BANFF – The Town of Banff is relocating an historic cabin within the Banff recreation grounds to use it as a base for environmental and after-school outdoor programs.
Known as the Rundle Campground Service Building #2, the 1924 log cabin adjacent to the skate park and ball diamonds will be moved further to the northeast on the rec grounds. The Municipal Planning Commission approved the development permit to do so on Wednesday morning (Sept. 11).
Town of Banff officials say this building, and the Middle Springs cabin, are the only two remaining cabins in Banff that formed part of the original Rundle Campground, which was located on what is now the Banff Springs Golf Course.
Dave Michaels, the Town’s development services manager, said the buildings have architectural value as excellent examples of early rustic design, and cultural value for their association with the development of the Rundle campground.

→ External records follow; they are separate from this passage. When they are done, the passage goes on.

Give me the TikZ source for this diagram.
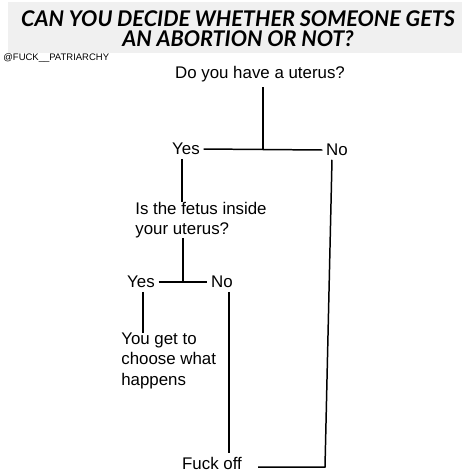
\documentclass[tikz,border=0pt]{standalone}
\usepackage{fontspec}
\setmainfont{Liberation Sans}
\IfFontExistsTF{Lato Black}{\newfontfamily\titlefont{Lato Black}}{\newfontfamily\titlefont{Lato}}
\usetikzlibrary{positioning}

\tikzset{
	txt/.style={font=\fontsize{9.6}{11.4}\selectfont, inner sep=0pt, align=left},
	ans/.style={txt, inner sep=2pt},
	ln/.style={line width=0.85pt}
}

\begin{document}
\begin{tikzpicture}[x=0.02cm,y=-0.02cm]
	\useasboundingbox (0,0) rectangle (474,474);
	%\draw[help lines] (0,0) grid[step=50] (474,474);
	\fill[black!6] (8,2) rectangle (462,53);
	\node[font=\titlefont\bfseries\itshape\fontsize{12.3}{11.3}\selectfont, align=center] (title) at (238,29) {CAN YOU DECIDE WHETHER SOMEONE GETS\\AN ABORTION OR NOT?};
	\node[anchor=west, inner sep=0pt, font=\fontsize{5.4}{6}\selectfont] (handle) at (3,58) {@FUCK\_\_PATRIARCHY};

	% questions and answers
	\node[txt] (q1) at (260,74) {Do you have a uterus?};
	\coordinate (j1) at (263,149);
	\node[ans] (yes1) at (186,149) {Yes};
	\node[ans] (no1) at (337,150) {No};
	\node[txt, anchor=north west] (q2) at (135,202) {Is the fetus inside\\your uterus?};
	\coordinate (j2) at (183,282);
	\node[ans] (yes2) at (141,282) {Yes};
	\node[ans] (no2) at (222,282) {No};
	\node[txt, anchor=north west] (choose) at (121,333) {You get to\\choose what\\happens};
	\node[ans] (off) at (212,463) {Fuck off};
	\coordinate (c1) at (325,467);
	\coordinate (c2) at (258,467);

	% lines
	\draw[ln] ([yshift=-0.1cm]j1 |- q1.south) -- (j1);
	\draw[ln] (yes1.east) -- (no1.west);
	\draw[ln] ([xshift=-0.08cm]yes1.south) -- ([xshift=-0.08cm]yes1.south |- q2.north);
	\draw[ln] (j2 |- q2.south) -- (j2);
	\draw[ln] (yes2.east) -- (no2.west);
	\draw[ln] ([xshift=0.04cm]yes2.south) -- ([xshift=0.04cm]yes2.south |- choose.north);
	\draw[ln] ([xshift=0.14cm]no2.south) -- ([xshift=0.14cm]no2.south |- off.north);
	\draw[ln] ([xshift=-0.1cm]no1.south) -- (c1) -- (c2);
\end{tikzpicture}
\end{document}
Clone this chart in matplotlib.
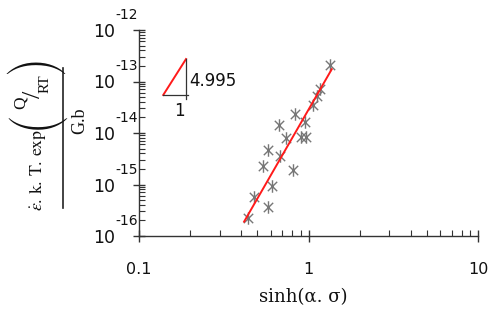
import matplotlib
matplotlib.use("Agg")
import matplotlib.pyplot as plt
from matplotlib.path import Path
from matplotlib.lines import Line2D
from matplotlib.ticker import LogLocator, FixedLocator, FuncFormatter, NullFormatter
import numpy as np

# ---- data ----
sinh_x = [1.339, 1.169, 1.122, 1.070, 0.838, 0.960, 0.674, 0.732, 0.909, 0.967,
          0.579, 0.679, 0.541, 0.810, 0.613, 0.477, 0.577, 0.441]
rate_y = [2.05e-13, 7.15e-14, 5.23e-14, 3.5e-14, 2.34e-14, 1.66e-14, 1.43e-14,
          7.82e-15, 8.18e-15, 8.36e-15, 4.68e-15, 3.58e-15, 2.26e-15, 1.94e-15,
          9.2e-16, 5.72e-16, 3.7e-16, 2.21e-16]
fit_x = [0.417, 1.371]
fit_y = [1.9e-16, 1.73e-13]
# slope triangle (red hypotenuse, black legs)
tri_x = [0.139, 0.1894]
tri_y = [5.47e-14, 2.73e-13]
slope_label = "4.995"
run_label = "1"
x_ticks = [0.1, 1, 10]
x_ticklabels = ["0.1", "1", "10"]
y_ticks = [1e-16, 1e-15, 1e-14, 1e-13, 1e-12]
y_exponents = ["-16", "-15", "-14", "-13", "-12"]

PX = 72 / 100  # points per pixel at dpi 100
W, H = 491, 312

# ---- figure ----
fig = plt.figure(figsize=(4.91, 3.12), dpi=100)
ax = fig.add_axes([139/W, 1-236/H, (478-139)/W, (236-30)/H])
ax.set_xscale('log')
ax.set_yscale('log')
ax.set_xlim(0.1, 10)
ax.set_ylim(1e-16, 1e-12)

for s in ['top', 'right']:
    ax.spines[s].set_visible(False)
for s in ['left', 'bottom']:
    ax.spines[s].set_color('#333333')
    ax.spines[s].set_linewidth(1.0)

# asterisk marker: vertical bar + X
verts = [(0, -1), (0, 1), (-0.75, -0.75), (0.75, 0.75), (-0.75, 0.75), (0.75, -0.75)]
codes = [Path.MOVETO, Path.LINETO] * 3
star = Path(verts, codes)

ax.plot(sinh_x, rate_y, linestyle='none', marker=star, markersize=9,
        markeredgecolor='#777777', markerfacecolor='none', markeredgewidth=1.0, zorder=2)
ax.plot(fit_x, fit_y, color='#ff1a1a', lw=1.4, zorder=3)

# slope triangle
ax.plot(tri_x, tri_y, color='#ff1a1a', lw=1.4)
ax.plot([tri_x[0], tri_x[1] * 1.03], [tri_y[0], tri_y[0]], color='#333333', lw=0.9)
ax.plot([tri_x[1], tri_x[1]], [tri_y[1], tri_y[0] * 0.85], color='#333333', lw=0.9)
ax.text(tri_x[1] * 1.04, np.sqrt(tri_y[0] * tri_y[1]) * 0.82, slope_label,
        fontsize=12, family='DejaVu Sans', ha='left', va='center', color='#111111')
ax.text(np.sqrt(tri_x[0] * tri_x[1]) * 1.07, tri_y[0] * 0.48, run_label,
        fontsize=12, family='DejaVu Sans', ha='center', va='center', color='#111111')

# ticks
ax.xaxis.set_major_locator(FixedLocator(x_ticks))
ax.xaxis.set_minor_locator(LogLocator(base=10, subs=np.arange(2, 10)))
ax.xaxis.set_major_formatter(FuncFormatter(lambda v, p: x_ticklabels[x_ticks.index(v)] if v in x_ticks else ""))
ax.xaxis.set_minor_formatter(NullFormatter())
ax.yaxis.set_major_locator(FixedLocator(y_ticks))
ax.yaxis.set_minor_locator(LogLocator(base=10, subs=np.arange(2, 10)))
ax.yaxis.set_major_formatter(FuncFormatter(lambda v, p: "10"))
ax.yaxis.set_minor_formatter(NullFormatter())

ax.tick_params(which='major', direction='inout', length=9, width=1.0, color='#333333')
ax.tick_params(which='minor', direction='in', length=4, width=0.8, color='#333333')
ax.tick_params(axis='x', which='major', pad=14, labelsize=11.5, labelcolor='#111111')
ax.tick_params(axis='y', which='major', pad=24 * PX - 4.5, labelsize=12.5, labelcolor='#111111')

# exponents of the y tick labels
for t, e in zip(y_ticks, y_exponents):
    ax.annotate(e, xy=(0, t), xycoords=('axes fraction', 'data'),
                xytext=(-24 * PX, 15 * PX), textcoords='offset points',
                ha='left', va='center', fontsize=10, family='DejaVu Sans',
                color='#111111', annotation_clip=False)

ax.set_xlabel(r"sinh(α. σ)", fontsize=13, family='DejaVu Serif', color='#111111')
ax.xaxis.set_label_coords((303 - 139) / (478 - 139), -(297 - 236) / (236 - 30))
ax.xaxis.label.set_va('center')

# y label: numerator pieces, fraction bar, denominator
def ftext(xp, yp, s, size, **kw):
    return fig.text(xp / W, 1 - yp / H, s, rotation=90, ha='center', va='center',
                    fontsize=size, color='#111111', **kw)

ftext(37, 170, r"$\dot{\varepsilon}.\,\mathrm{k.\,T.\,exp}$", 12.8, math_fontfamily='stix')
ftext(35, 120, "(", 17, family='STIXSizeThreeSym')
ftext(21, 103, "Q", 12.5, family='Liberation Serif')
ftext(34, 94, "/", 19, family='Liberation Serif')
ftext(45, 83.5, "RT", 11, family='Liberation Serif')
ftext(35, 64, ")", 17, family='STIXSizeThreeSym')
fig.add_artist(Line2D([63/W, 63/W], [1-208/H, 1-68/H], color='#222222', lw=1.2))
ftext(80, 121, "G.b", 13, family='Liberation Serif')

fig.savefig("out.png", dpi=100)
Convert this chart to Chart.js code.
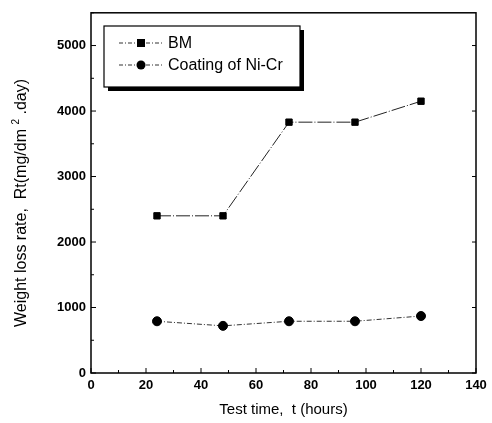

“The cabins are associated with the development of recreation in the national park and specifically the shifting nature of tourism brought on by the advance and popularity of the personal automobile,” he said.
The building is currently used as a storage facility for sporting equipment.
Once relocated, the building will be used as programming space for environmental and outdoor education programs offered through the Town of Banff and other user groups that operate in Banff, for example, Scouts Canada.
The cabin would serve as the base for the Town of Banff after-school outdoor program for children, such as Into the Wild, which focuses on reconnecting children to nature and helping them build a relationship to the national park they live in.
It’s believed the cabin was an administrative building for the campground, given a large window under the east facing gable is removable and when opened, functions as a drive-in service desk.